How Not to Buffer

June 7, 2010
Marc Silver

CURE, Summer 2010, Volume 9, Issue 2

In intervention studies, mental health experts have tried to help couples stop buffering and start sharing.

In intervention studies, mental health experts have tried to help couples stop buffering and start sharing. Just raising the subject is a hard step, says Laura Porter, PhD, of Duke University Medical Center: “Once people break the ice, it gets easier.” Here are some guidelines.

> A useful opening line for either the patient or caregiver might be: “I’m really wondering a lot about what you’re thinking. It might be helpful to talk.”

> Don’t expect instant results. “You may not have this great heart-to-heart the first time you bring something up,” says Porter, but the next time you talk, honesty might come more easily.

> Say “I” and not “you.” Instead of accusing your partner, try something like, “This is what I’m feeling.” Then your partner will be less likely to grow defensive.

> For the person sharing feelings, let your partner know you don’t expect him or her to “fix” things—and that just being there and listening is a tremendous help.

> For the listener, ask questions to get more information and express understanding.
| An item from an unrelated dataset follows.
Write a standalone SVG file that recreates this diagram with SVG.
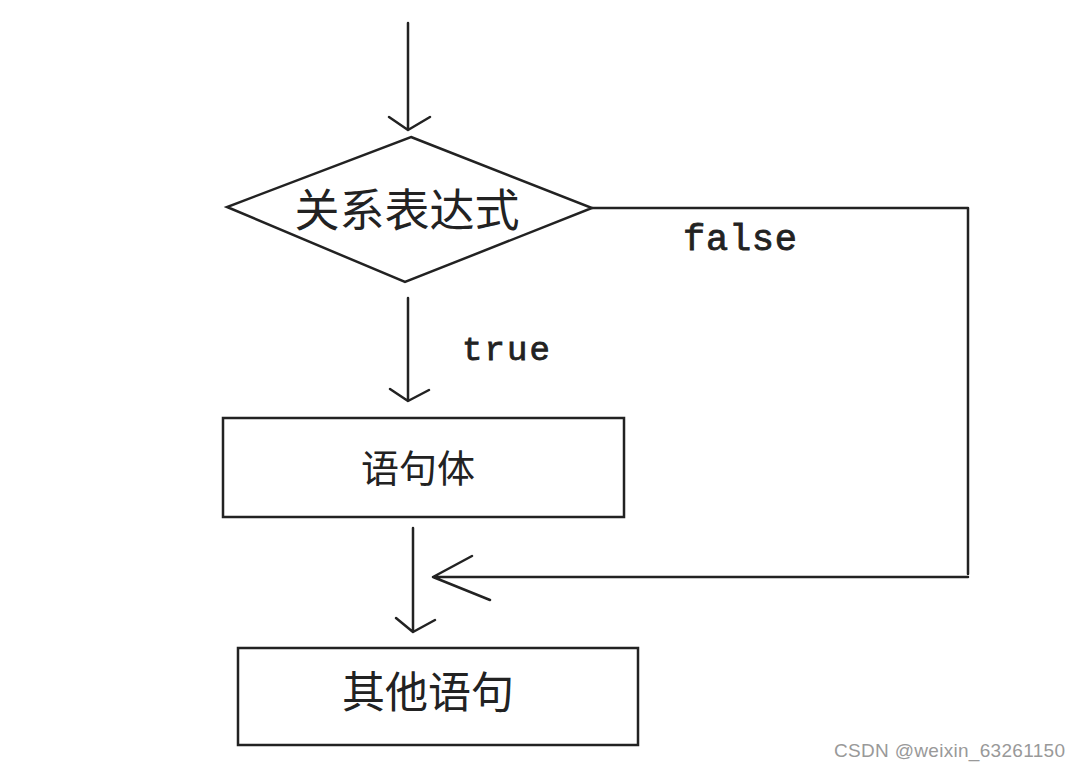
<svg xmlns="http://www.w3.org/2000/svg" width="1081" height="767" viewBox="0 0 1081 767">
<style>
.ln{fill:none;stroke:#222;stroke-width:2.5;stroke-linecap:round;stroke-linejoin:round}
.sh{fill:#fff;stroke:#222;stroke-width:2.5}
.cjk{font-family:"Noto Sans CJK SC","Liberation Sans",sans-serif;fill:#222;text-anchor:middle}
.mono{font-family:"Liberation Mono","DejaVu Sans Mono",monospace;fill:#222;stroke:#222;stroke-width:0.8}
.wm{font-family:"Liberation Sans",Arial,sans-serif;fill:#999;font-size:19px}
</style>
<rect width="1081" height="767" fill="#fff"/>
<g id="connectors">
<path class="ln" d="M408 23 V128 M389 117 L408 130 L430 117"/>
<path class="ln" d="M408 298 V400 M390 389 L408 401 L429 390"/>
<path class="ln" d="M413 528 V631 M396 618 L413 632 L435 620"/>
<path class="ln" d="M592 208 H968 V574"/>
<path class="ln" d="M968 577 H433 M472 556 L433 577 L490 600"/>
</g>
<g id="decision">
<polygon class="sh" points="411,137 592,208 405,282 227,207"/>
<text class="cjk" x="407" y="227" font-size="45">关系表达式</text>
</g>
<g id="label-false"><text class="mono" x="683" y="250" font-size="37" textLength="114">false</text></g>
<g id="label-true"><text class="mono" x="462" y="360" font-size="34" textLength="88">true</text></g>
<g id="body">
<rect class="sh" x="223" y="418" width="401" height="99"/>
<text class="cjk" x="418" y="482" font-size="38">语句体</text>
</g>
<g id="other">
<rect class="sh" x="238" y="648" width="400" height="97"/>
<text class="cjk" x="428" y="708" font-size="43">其他语句</text>
</g>
<text class="wm" x="834" y="757" textLength="231">CSDN @weixin_63261150</text>
</svg>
If a husband feels bad that cancer is keeping him from mowing the lawn, don’t say, “It’ll be fine, we’ll hire someone.” Porter recommends something like: “Gosh, this is really hard for you not to be able to do the things you’re used to doing.”

> Don’t apply a lot of pressure. “Saying you would love to hear anything, asking what you can do to help—these are good,” says Sharon Manne, PhD, of Fox Chase Cancer Center. “But pushing is shown to not work.”

> Be specific about your feelings so your spouse won’t jump to the wrong conclusion.

> Don’t be afraid to say you’re afraid. Sometimes all you need to say is, “I know in my heart we’re going to get through this, but sometimes I just get scared.” And then the other person might say, “Yeah, me too.”